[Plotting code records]
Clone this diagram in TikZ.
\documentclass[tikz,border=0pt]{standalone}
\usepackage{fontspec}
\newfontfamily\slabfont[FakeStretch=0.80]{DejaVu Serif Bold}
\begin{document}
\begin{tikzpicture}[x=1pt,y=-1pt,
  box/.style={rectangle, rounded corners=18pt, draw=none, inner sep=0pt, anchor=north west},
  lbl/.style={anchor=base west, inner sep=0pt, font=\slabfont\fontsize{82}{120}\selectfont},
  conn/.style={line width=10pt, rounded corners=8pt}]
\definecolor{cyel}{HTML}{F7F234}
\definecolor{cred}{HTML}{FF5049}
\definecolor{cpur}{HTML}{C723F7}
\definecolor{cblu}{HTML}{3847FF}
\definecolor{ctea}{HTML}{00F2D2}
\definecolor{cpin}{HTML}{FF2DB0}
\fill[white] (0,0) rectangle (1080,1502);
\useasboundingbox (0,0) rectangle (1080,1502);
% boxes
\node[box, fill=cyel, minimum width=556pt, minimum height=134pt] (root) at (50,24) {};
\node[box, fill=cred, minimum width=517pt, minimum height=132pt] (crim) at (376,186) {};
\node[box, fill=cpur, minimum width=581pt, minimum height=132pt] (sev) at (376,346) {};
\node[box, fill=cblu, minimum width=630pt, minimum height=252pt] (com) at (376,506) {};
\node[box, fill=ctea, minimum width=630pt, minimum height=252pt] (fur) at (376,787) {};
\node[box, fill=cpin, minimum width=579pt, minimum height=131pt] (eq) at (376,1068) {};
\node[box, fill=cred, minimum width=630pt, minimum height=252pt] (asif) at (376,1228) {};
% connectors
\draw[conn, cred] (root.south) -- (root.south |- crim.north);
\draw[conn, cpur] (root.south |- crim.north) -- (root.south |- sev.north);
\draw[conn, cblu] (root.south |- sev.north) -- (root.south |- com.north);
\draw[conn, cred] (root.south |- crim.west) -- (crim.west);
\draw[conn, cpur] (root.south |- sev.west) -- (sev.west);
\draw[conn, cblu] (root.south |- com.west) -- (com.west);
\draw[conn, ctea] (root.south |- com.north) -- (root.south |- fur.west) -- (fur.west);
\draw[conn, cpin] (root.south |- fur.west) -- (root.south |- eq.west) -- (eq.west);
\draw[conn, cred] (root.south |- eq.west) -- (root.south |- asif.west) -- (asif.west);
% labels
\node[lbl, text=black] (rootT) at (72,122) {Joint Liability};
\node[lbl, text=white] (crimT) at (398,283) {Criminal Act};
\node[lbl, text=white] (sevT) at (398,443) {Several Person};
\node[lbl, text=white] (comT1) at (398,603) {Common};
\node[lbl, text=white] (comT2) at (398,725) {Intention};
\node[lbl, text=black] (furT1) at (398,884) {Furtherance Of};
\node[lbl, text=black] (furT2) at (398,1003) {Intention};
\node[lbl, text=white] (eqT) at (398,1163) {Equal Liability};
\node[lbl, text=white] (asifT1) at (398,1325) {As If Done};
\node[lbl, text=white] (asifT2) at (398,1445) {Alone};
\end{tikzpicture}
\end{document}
...
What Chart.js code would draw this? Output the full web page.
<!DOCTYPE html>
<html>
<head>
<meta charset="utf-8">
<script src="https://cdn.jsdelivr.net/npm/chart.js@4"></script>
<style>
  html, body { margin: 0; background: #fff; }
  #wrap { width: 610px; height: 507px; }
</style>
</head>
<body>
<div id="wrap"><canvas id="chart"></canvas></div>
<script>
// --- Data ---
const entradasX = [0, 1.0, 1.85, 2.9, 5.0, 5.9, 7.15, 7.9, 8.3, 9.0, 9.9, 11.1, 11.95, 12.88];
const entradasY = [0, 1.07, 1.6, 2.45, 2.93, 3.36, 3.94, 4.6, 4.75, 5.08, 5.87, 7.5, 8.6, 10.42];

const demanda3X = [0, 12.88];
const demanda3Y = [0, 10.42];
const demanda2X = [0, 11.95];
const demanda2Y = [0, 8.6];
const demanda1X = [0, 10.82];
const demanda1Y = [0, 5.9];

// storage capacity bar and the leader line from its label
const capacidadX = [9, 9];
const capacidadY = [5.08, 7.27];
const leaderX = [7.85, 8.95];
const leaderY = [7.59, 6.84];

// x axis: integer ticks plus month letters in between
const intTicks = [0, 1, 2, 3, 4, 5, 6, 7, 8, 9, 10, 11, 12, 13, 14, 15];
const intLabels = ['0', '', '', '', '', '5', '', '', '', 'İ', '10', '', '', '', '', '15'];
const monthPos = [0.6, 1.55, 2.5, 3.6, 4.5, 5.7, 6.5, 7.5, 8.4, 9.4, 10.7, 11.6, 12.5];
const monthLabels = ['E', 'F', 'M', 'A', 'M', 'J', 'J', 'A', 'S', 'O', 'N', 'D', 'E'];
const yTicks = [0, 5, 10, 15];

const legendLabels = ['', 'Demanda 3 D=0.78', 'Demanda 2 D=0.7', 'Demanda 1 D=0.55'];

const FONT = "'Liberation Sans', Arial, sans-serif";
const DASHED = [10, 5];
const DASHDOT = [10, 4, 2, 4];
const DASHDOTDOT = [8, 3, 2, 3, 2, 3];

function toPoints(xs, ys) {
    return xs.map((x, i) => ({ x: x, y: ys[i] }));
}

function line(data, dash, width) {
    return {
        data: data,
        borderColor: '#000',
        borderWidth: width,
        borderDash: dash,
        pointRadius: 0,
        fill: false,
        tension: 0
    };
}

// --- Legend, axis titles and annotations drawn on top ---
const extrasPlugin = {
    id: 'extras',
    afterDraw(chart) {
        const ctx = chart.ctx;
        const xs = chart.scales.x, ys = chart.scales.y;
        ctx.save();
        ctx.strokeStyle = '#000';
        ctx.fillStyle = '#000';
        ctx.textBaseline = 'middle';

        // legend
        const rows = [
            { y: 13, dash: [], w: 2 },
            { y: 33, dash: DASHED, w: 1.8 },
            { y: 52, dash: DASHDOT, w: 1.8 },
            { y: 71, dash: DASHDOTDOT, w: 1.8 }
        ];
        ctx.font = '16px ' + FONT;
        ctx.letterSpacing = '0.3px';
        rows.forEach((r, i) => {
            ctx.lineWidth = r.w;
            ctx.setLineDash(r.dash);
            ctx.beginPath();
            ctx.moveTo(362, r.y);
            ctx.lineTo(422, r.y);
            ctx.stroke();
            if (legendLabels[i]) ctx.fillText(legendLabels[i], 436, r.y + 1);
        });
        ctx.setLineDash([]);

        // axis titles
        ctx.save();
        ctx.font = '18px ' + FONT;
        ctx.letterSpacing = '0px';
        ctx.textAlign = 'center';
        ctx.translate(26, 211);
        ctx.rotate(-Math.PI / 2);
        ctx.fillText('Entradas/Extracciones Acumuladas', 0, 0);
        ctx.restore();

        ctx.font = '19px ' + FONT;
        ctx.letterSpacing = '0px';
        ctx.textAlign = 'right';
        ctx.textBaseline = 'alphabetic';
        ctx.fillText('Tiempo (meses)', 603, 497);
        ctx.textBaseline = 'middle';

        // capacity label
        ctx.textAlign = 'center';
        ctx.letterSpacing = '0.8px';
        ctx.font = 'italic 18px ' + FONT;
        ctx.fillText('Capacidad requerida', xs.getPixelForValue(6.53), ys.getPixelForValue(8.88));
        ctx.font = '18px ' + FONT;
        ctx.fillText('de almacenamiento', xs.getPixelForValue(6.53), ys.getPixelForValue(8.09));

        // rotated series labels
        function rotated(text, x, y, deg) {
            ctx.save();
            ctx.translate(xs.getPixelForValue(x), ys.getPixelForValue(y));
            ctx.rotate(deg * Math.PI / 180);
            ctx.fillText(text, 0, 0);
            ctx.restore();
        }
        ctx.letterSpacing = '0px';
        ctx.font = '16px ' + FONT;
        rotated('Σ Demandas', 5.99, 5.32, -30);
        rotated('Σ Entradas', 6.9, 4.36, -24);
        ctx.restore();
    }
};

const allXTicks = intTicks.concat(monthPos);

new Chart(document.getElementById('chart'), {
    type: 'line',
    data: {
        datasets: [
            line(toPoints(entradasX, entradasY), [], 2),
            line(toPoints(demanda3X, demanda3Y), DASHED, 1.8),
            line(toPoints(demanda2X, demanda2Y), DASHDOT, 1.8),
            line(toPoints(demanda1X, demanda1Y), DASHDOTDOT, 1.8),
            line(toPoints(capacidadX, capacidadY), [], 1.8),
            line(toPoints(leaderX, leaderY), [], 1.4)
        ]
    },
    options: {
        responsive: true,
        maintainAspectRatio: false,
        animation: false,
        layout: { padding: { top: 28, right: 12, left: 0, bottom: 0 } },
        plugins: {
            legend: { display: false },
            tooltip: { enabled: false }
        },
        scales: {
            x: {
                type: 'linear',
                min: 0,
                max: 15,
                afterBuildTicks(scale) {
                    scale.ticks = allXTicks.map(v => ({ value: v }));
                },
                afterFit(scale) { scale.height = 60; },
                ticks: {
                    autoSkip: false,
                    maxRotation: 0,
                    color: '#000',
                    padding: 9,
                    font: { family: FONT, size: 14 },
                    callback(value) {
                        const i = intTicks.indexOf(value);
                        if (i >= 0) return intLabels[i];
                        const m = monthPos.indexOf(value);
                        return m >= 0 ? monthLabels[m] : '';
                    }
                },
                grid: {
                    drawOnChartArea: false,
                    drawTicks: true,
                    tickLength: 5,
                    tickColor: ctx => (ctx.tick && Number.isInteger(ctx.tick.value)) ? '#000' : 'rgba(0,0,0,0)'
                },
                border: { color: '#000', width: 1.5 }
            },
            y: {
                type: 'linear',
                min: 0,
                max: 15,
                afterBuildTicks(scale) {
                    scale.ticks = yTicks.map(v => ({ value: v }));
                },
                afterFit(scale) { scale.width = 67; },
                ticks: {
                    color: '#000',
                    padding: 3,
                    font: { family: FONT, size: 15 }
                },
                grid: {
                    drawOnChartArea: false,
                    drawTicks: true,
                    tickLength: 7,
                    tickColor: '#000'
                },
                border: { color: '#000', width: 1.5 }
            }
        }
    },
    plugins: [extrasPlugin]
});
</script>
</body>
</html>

Written exercise :: Starting at the line that contains "What Chart.js code", repeat each line exactly, and stop after the line that contains "7.5, 8.6, 10.42];".

Written reply ::
What Chart.js code would draw this? Output the full web page.
<!DOCTYPE html>
<html>
<head>
<meta charset="utf-8">
<script src="https://cdn.jsdelivr.net/npm/chart.js@4"></script>
<style>
  html, body { margin: 0; background: #fff; }
  #wrap { width: 610px; height: 507px; }
</style>
</head>
<body>
<div id="wrap"><canvas id="chart"></canvas></div>
<script>
// --- Data ---
const entradasX = [0, 1.0, 1.85, 2.9, 5.0, 5.9, 7.15, 7.9, 8.3, 9.0, 9.9, 11.1, 11.95, 12.88];
const entradasY = [0, 1.07, 1.6, 2.45, 2.93, 3.36, 3.94, 4.6, 4.75, 5.08, 5.87, 7.5, 8.6, 10.42];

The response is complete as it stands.